66. Cette conclusion n’exonère cependant pas l’État de toute responsabilité sous l’angle de l’article 1 du Protocole no 1 à la Convention : encore faut-il vérifier s’il s’est conformé aux obligations positives qui lui incombaient en l’espèce.
c) Sur la question de savoir si l’État a respecté les obligations positives qui lui incombaient dans le cadre de la procédure de faillite
67. Dans l’affaire Kotov précitée (§§ 109-115), la Grande Chambre a ainsi résumé les principes généraux en matière de nature et d’étendue des obligations positives de l’État dans le cadre des procédures de faillite :
« 109. La Cour a dit à maintes reprises que l’article 1 du Protocole no 1 renferme également certaines obligations positives. Ainsi, dans l’arrêt Öneryıldız c. Turquie ([GC], no 48939/99, § 134, CEDH 2004 XII), qui concernait la destruction des biens du requérant à la suite d’une explosion de gaz, elle a dit que l’exercice réel et efficace du droit garanti par cette disposition ne dépend pas uniquement du devoir de l’État de s’abstenir de toute ingérence mais peut exiger des mesures positives de protection, notamment là où il existe un lien direct entre les mesures qu’un requérant pourrait légitimement attendre des autorités et la jouissance effective par l’intéressé de ses biens. Même dans le cadre de relations horizontales il peut y avoir des considérations d’intérêt public susceptibles d’imposer certaines obligations à l’État. Ainsi, dans l’arrêt Broniowski c. Pologne ([GC], no 31443/96, § 143, CEDH 2004 V), la Cour a dit que les obligations positives découlant de l’article 1 du Protocole no 1 peuvent entraîner pour l’État certaines mesures nécessaires pour protéger le droit de propriété. Dès lors, des considérations d’intérêt général susceptibles d’imposer certaines obligations à l’État peuvent entrer en jeu même dans le cadre de relations horizontales.

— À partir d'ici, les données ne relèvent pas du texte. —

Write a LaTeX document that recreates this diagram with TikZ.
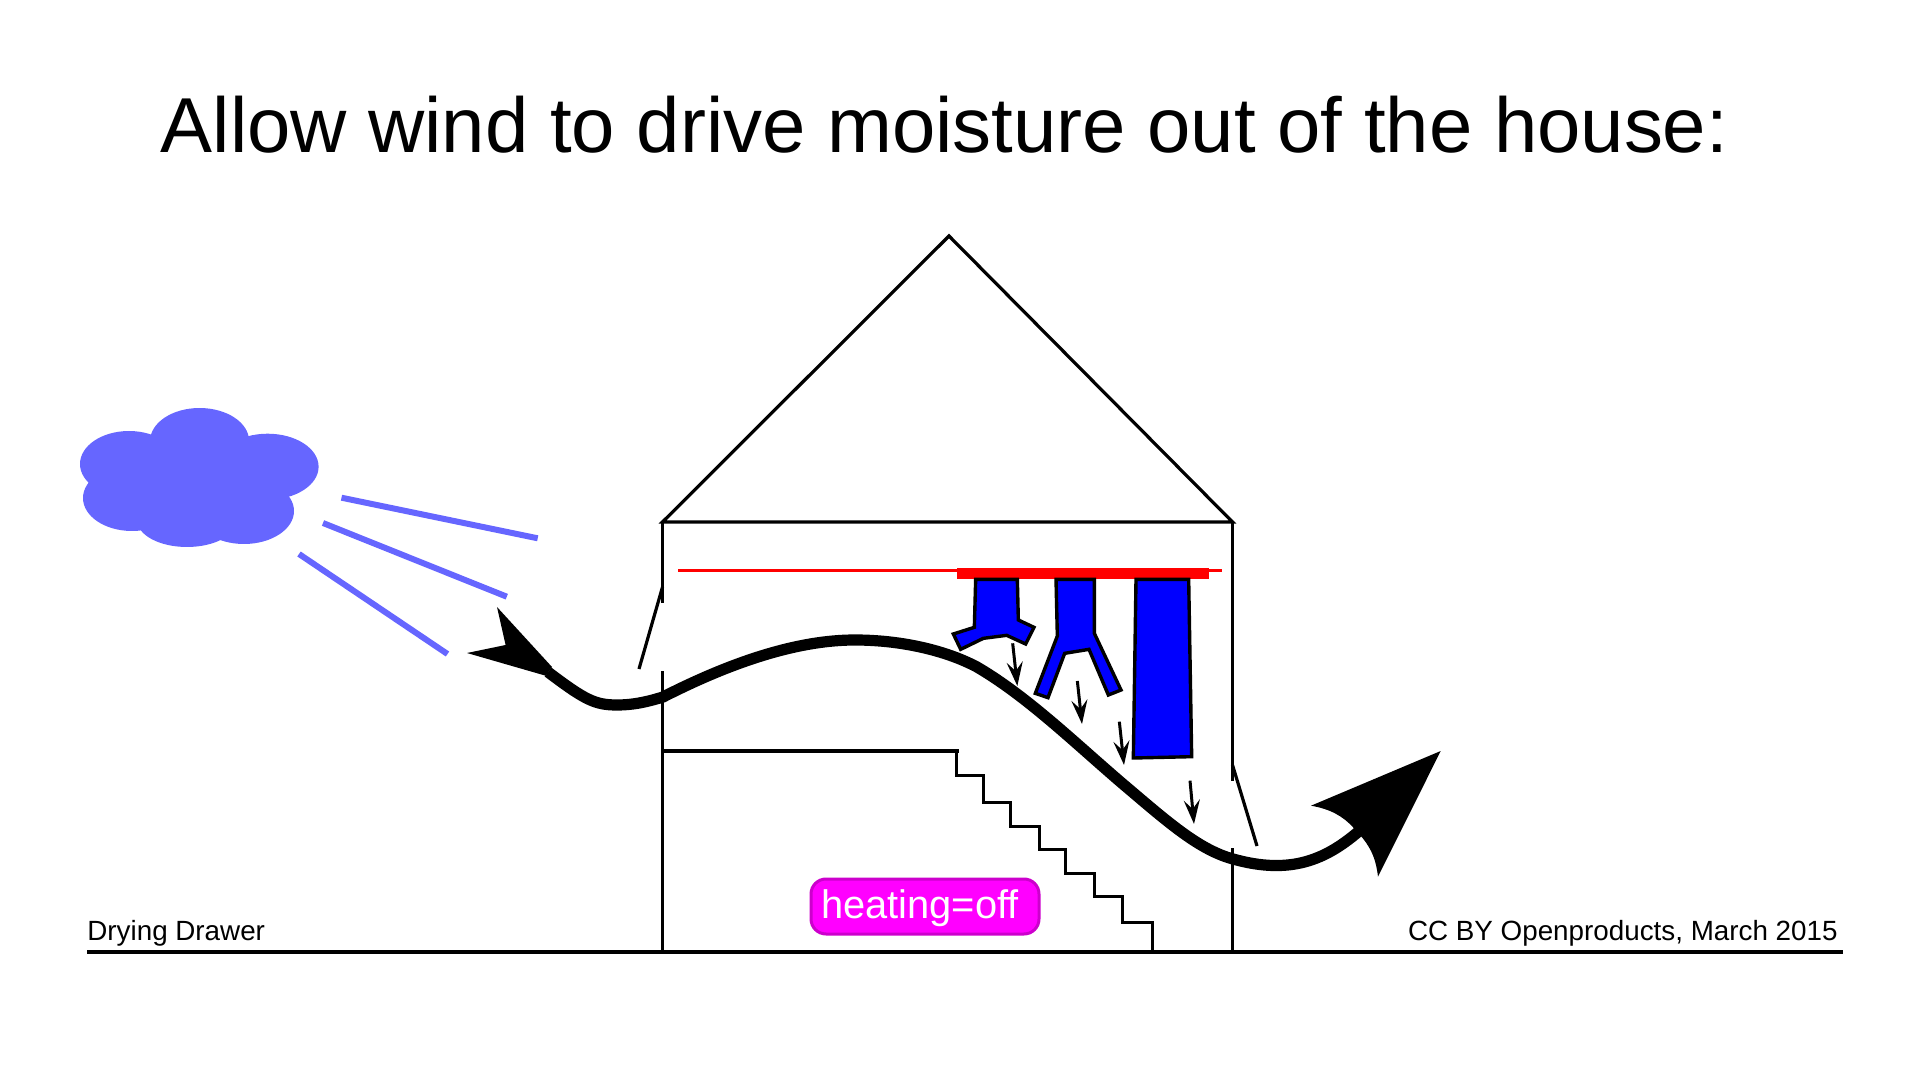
\documentclass[tikz,border=0pt]{standalone}
\usepackage{fontspec}
\setmainfont{Liberation Sans}
\usetikzlibrary{arrows.meta}
\definecolor{cloudblue}{HTML}{6666FF}
\definecolor{clothblue}{HTML}{0000FF}
\definecolor{pinkfill}{HTML}{FF00FF}
\definecolor{pinkedge}{HTML}{CC00CC}
\tikzset{
  wall/.style={draw=black,line width=1.6pt,line cap=butt},
  stairline/.style={draw=black,line width=1.5pt,line join=miter},
  wind/.style={draw=cloudblue,line width=3pt},
  cloth/.style={draw=black,fill=clothblue,line width=1.7pt,line join=miter},
  drip/.style={draw=black,line width=1.5pt,-{Stealth[length=12pt,width=8pt,inset=4.5pt]}},
  detail/.style={shift={(930,550)},x=0.16667pt,y=-0.16667pt},
  caption/.style={inner sep=0pt,anchor=base,font=\fontsize{13.9pt}{17pt}\selectfont}
}
\begin{document}
\begin{tikzpicture}[x=0.5pt,y=-0.5pt]
\useasboundingbox (0,0) rectangle (1923,1080);

% title and captions
\node[inner sep=0pt,anchor=base,font=\fontsize{38.95pt}{46pt}\selectfont] (title) at (944.5,153) {Allow wind to drive moisture out of the house:};
\node[caption,anchor=base west] (maker) at (87,940) {Drying Drawer};
\node[caption,anchor=base east] (licence) at (1838,940) {CC BY Openproducts, March 2015};

% house outline, with gaps where the vents are
\draw[wall,line join=miter] (662.5,522) -- (949,236) -- (1232.5,522) -- cycle;
\draw[wall] (662.5,522) -- (662.5,603);
\draw[wall] (662.5,671) -- (662.5,952);
\draw[wall] (1232.5,522) -- (1232.5,781);
\draw[wall] (1232.5,848) -- (1232.5,952);
\draw[wall] (87,952) -- (1843,952);
\draw[wall] (662.5,587) -- (639,669);
\draw[wall] (1232.5,765) -- (1257,846);

% upper floor and staircase
\draw[draw=black,line width=2pt] (662.5,751) -- (958.6,751);
\draw[stairline] (956.3,751) -- (956.3,775.7) -- (983,775.7) -- (983,802.3) -- (1010.8,802.3) -- (1010.8,826.7)
  -- (1039,826.7) -- (1039,849.3) -- (1065.7,849.3) -- (1065.7,873.3) -- (1094.7,873.3) -- (1094.7,896.7)
  -- (1122.9,896.7) -- (1122.9,922) -- (1152.8,922) -- (1152.8,952);

% drying line and rack
\draw[draw=red,line width=1.25pt] (678,570.7) -- (1222,570.7);
\fill[red] (956.7,568) rectangle (1209,579);

% hanging clothes
\begin{scope}[detail]
\draw[cloth] (137,88) -- (133,232) -- (70,252) -- (92,298) -- (160,265) -- (230,256) -- (287,282) -- (312,232) -- (265,210) -- (262,88) -- cycle;
\draw[cloth] (378,88) -- (382,258) -- (316,430) -- (354,443) -- (404,310) -- (477,298) -- (535,435) -- (573,420) -- (493,250) -- (493,88) -- cycle;
\draw[cloth] (618,88) -- (610,624) -- (785,620) -- (776,88) -- cycle;
\draw[drip] (248,280) -- (262,408);
\draw[drip] (442,393) -- (456,522);
\draw[drip] (568,515) -- (582,645);
\draw[drip] (780,692) -- (792,822);
\end{scope}

% cloud
\fill[cloudblue] (199.6,441) ellipse [x radius=49.5,y radius=33];
\fill[cloudblue] (129,464) ellipse [x radius=49,y radius=33];
\fill[cloudblue] (267.6,466.7) ellipse [x radius=51,y radius=33];
\fill[cloudblue] (132,498) ellipse [x radius=49,y radius=33];
\fill[cloudblue] (244,511) ellipse [x radius=50,y radius=33];
\fill[cloudblue] (187,520) ellipse [x radius=50,y radius=27];
\fill[cloudblue] (195,475) ellipse [x radius=65,y radius=42];

% wind streaks
\draw[wind] (341.5,497.7) -- (537.7,538.3);
\draw[wind] (323,523) -- (506.8,596.7);
\draw[wind] (299,554) -- (447.5,654);

% airflow through the house
\draw[draw=black,line width=5.6pt,line cap=butt] (548,672)
  .. controls (585,700) and (595,705) .. (617,705)
  .. controls (635,705) and (650,701) .. (663,697)
  .. controls (720,668) and (790,640) .. (855,640)
  .. controls (900,640) and (945,650) .. (977,667)
  .. controls (1030,698) and (1080,748) .. (1130,790)
  .. controls (1170,824) and (1200,850) .. (1233,859)
  .. controls (1290,875) and (1325,860) .. (1358,832);
\fill[black] (497,607) -- (505.6,645) -- (467,653) -- (545.6,675.7) -- (552,667) -- cycle;
\fill[black] (1311,805.7) -- (1440.7,751) -- (1378,876.7)
  .. controls (1376,860) and (1372,850) .. (1362.6,838)
  -- (1353.7,828) .. controls (1343,816) and (1330,809) .. (1311,805.7) -- cycle;

% heating label
\node[draw=pinkedge,fill=pinkfill,line width=1.5pt,rounded corners=7.5pt,minimum width=114pt,minimum height=27.5pt,inner sep=0pt,
  text=white,font=\fontsize{19.9pt}{24pt}\selectfont] (heating) at (925,906.5) {\raisebox{-6.2pt}[0pt][0pt]{heating=off}\hspace*{5pt}};
\end{tikzpicture}
\end{document}
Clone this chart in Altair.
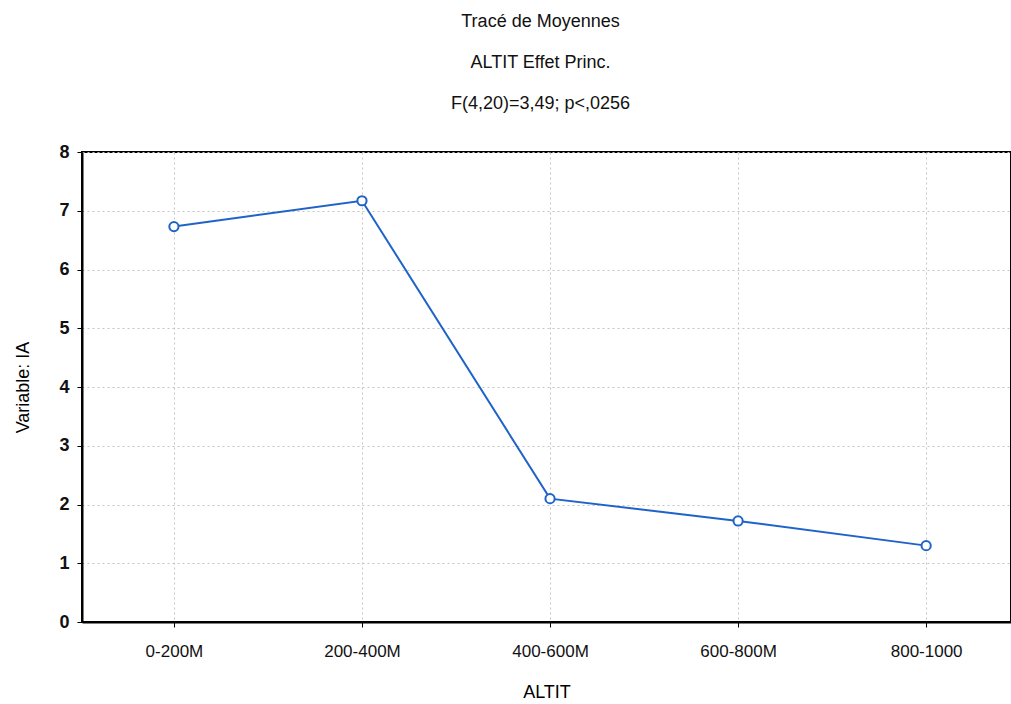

110. La frontière entre les obligations positives et les obligations négatives de l’État au titre de l’article 1 du Protocole no 1 ne se prête pas à une définition précise, mais les principes applicables n’en sont pas moins comparables. Que l’on analyse l’affaire sous l’angle de l’obligation positive de l’État ou sous celui de l’ingérence des pouvoirs publics, qui doit être justifiée, les critères à appliquer ne sont pas différents en substance. Dans un cas comme dans l’autre, il faut avoir égard au juste équilibre à ménager entre les intérêts concurrents de l’individu et de la société dans son ensemble. Il est également vrai que les objectifs énumérés dans cette disposition peuvent jouer un certain rôle dans l’appréciation de la question de savoir si un équilibre a été ménagé entre les exigences de l’intérêt public et le droit fondamental du requérant à la propriété. Dans les deux cas, l’État jouit d’une certaine marge d’appréciation pour déterminer les mesures à prendre afin d’assurer le respect de la Convention (voir, mutatis mutandis, Hatton et autres c. Royaume-Uni [GC], no 36022/97, §§ 98 et suiv., CEDH 2003 VIII, et Broniowski [GC], précité, § 144).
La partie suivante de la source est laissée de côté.